Radio station in Burgettstown, Pennsylvania

WNKV (103.5 FM, "103.5 K-Love”) is a non-commercial radio station licensed to Burgettstown, Pennsylvania. It serves Western Pennsylvania including part of Greater Pittsburgh, as well as the West Virginia Panhandle and Eastern Ohio. It is owned by Educational Media Foundation (EMF) and is an affiliate of K-Love, EMF's contemporary Christian music network.

WNKV has an effective radiated power (ERP) of 19,500 watts. The transmitter is on Burr Avenue in Mingo Junction, Ohio, near the Ohio River. It shares a tower with WTOV-TV.

==History==
On May 1, 1947, the station signed on as WSTV-FM. It was originally licensed to Steubenville, Ohio, co-owned with WSTV (1340 AM). The two stations mostly simulcast, although WSTV went dark in 2011.

In the 2000s and early-mid 2010s, 103.5 was part of a multi-station simulcast known as "Froggy". Sister stations included the "Froggyland" flagship WOGI "Froggy 104.3", WOGG "Froggy 94.9" and WFGI-FM "Froggy 95.5". The station had Froggy-oriented call signs, WOGE in 2000 and WOGH from 2000 to 2017. The "Froggy" stations carried a country music format.

===Willie 103.5===

WLYI on a SPARC HD Radio with RDS.

On April 11, 2017, WOGH split from the "Froggy" simulcast and flipped to classic country, branded as "Willie 103.5." On April 17, 2017, WOGH changed its call letters to WLYI, to go with the "Willie 103.5" branding.
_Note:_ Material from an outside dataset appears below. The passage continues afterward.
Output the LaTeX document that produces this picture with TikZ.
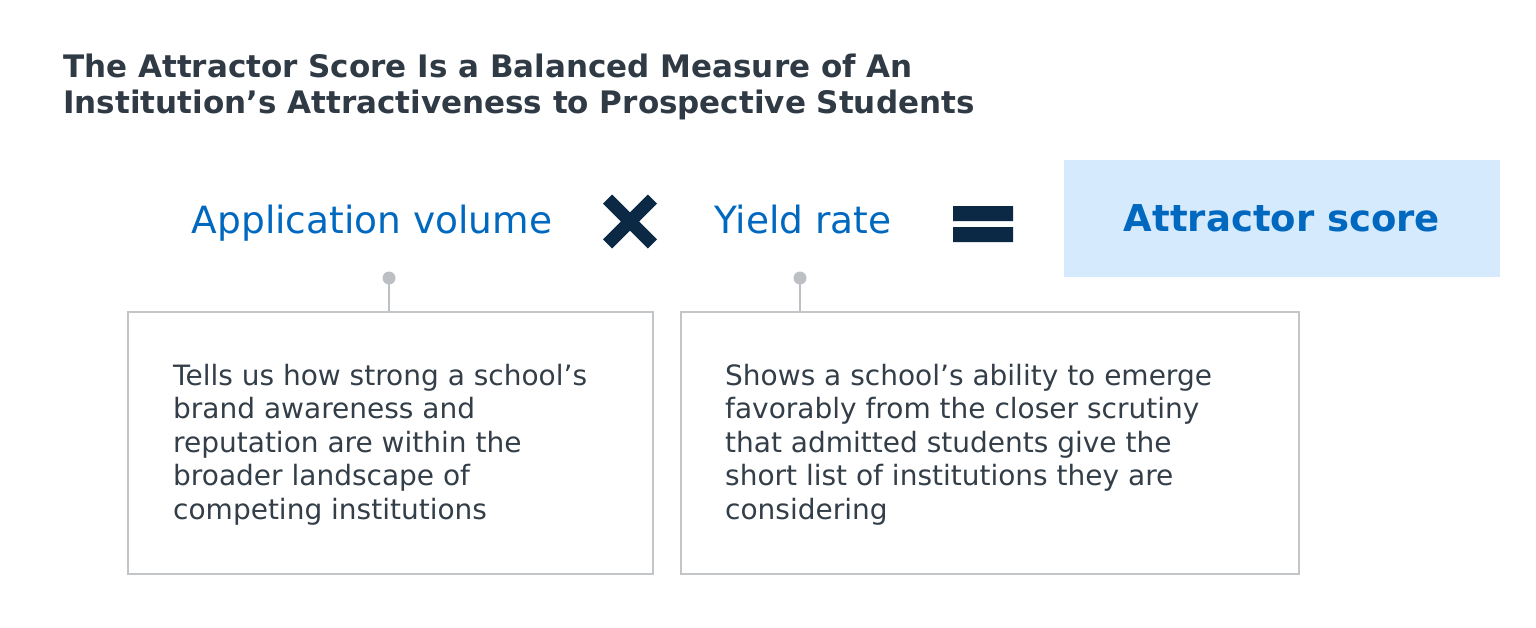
\documentclass[tikz,border=0pt]{standalone}
\usepackage{fontspec}
\setmainfont{DejaVu Sans}
\definecolor{titlegray}{HTML}{2F3A45}
\definecolor{bodygray}{HTML}{333E48}
\definecolor{headblue}{HTML}{0068BF}
\definecolor{signnavy}{HTML}{0B2945}
\definecolor{scorefill}{HTML}{D5EAFC}
\definecolor{cardgray}{HTML}{C3C6C9}
\definecolor{dotgray}{HTML}{BCC0C4}
\begin{document}
\begin{tikzpicture}[x=1pt,y=-1pt,
    head/.style={anchor=base,inner sep=0pt,text=headblue,font=\fontsize{37.5}{40}\selectfont},
    card/.style={draw=cardgray,line width=2.2pt,anchor=north west,inner sep=0pt},
    cardtext/.style={anchor=north west,inner sep=0pt,align=left,text=bodygray,font=\fontsize{28}{33.5}\selectfont},
    stem/.style={dotgray,line width=2.2pt}]
    \useasboundingbox (0,0) rectangle (1536,627);
    \node[anchor=north west,inner sep=0pt,align=left,text=titlegray,font=\bfseries\fontsize{31}{35.5}\selectfont] (title) at (63,54)
        {The Attractor Score Is a Balanced Measure of An\\Institution’s Attractiveness to Prospective Students};
    \node[head] (appvol) at (372,233) {Application volume};
    \node[head] (yield) at (803,233) {Yield rate};
    \node[fill=scorefill,minimum width=436pt,minimum height=117pt,inner sep=0pt,text=headblue,font=\bfseries\fontsize{37}{40}\selectfont] (score) at (1282,218.5) {Attractor score};
    \draw[signnavy,line width=13pt] (607.6,199.1) -- (652.4,243.9) (607.6,243.9) -- (652.4,199.1);
    \fill[signnavy] (953,206) rectangle (1013,221) (953,227) rectangle (1013,242);
    \node[card,minimum width=525pt,minimum height=262pt] (appbox) at (127,311) {};
    \node[card,minimum width=618pt,minimum height=262pt] (yieldbox) at (680,311) {};
    \coordinate (appdot) at (389,278);
    \coordinate (yielddot) at (800,278);
    \draw[stem] (appdot) -- (appdot |- appbox.north);
    \draw[stem] (yielddot) -- (yielddot |- yieldbox.north);
    \fill[dotgray] (appdot) circle (6.5pt) (yielddot) circle (6.5pt);
    \node[cardtext] (apptext) at (173,364)
        {Tells us how strong a school’s\\brand awareness and\\reputation are within the\\broader landscape of\\competing institutions};
    \node[cardtext] (yieldtext) at (725,364)
        {Shows a school’s ability to emerge\\favorably from the closer scrutiny\\that admitted students give the\\short list of institutions they are\\considering};
\end{tikzpicture}
\end{document}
WLYI had an application with the Federal Communications Commission (FCC) to move its tower location from Jefferson County, Ohio, to an area near Imperial, Pennsylvania, thus giving it complete coverage within the Pittsburgh metropolitan area. However that application was dismissed by the FCC for failing to provide FAA registration data for the application.

===Froggy returns===
On August 1, 2022, WLYI flipped back to country, once again as part of "Froggy". The station changed its call letters back to WOGH with the change.

===Sale to EMF===
On November 8, 2024, Forever Media announced that it was selling WOGH to Educational Media Foundation, which announced plans to bring the K-Love Christian contemporary music format to the signal, giving the network full coverage in the Pittsburgh market (supplementing WPKV) and the upper Ohio Valley. The station officially flipped from country to the K-Love format in March 2025. On March 19, 2025, the call sign was changed to WNKV, which was moved from WRNV in Norco, Louisiana.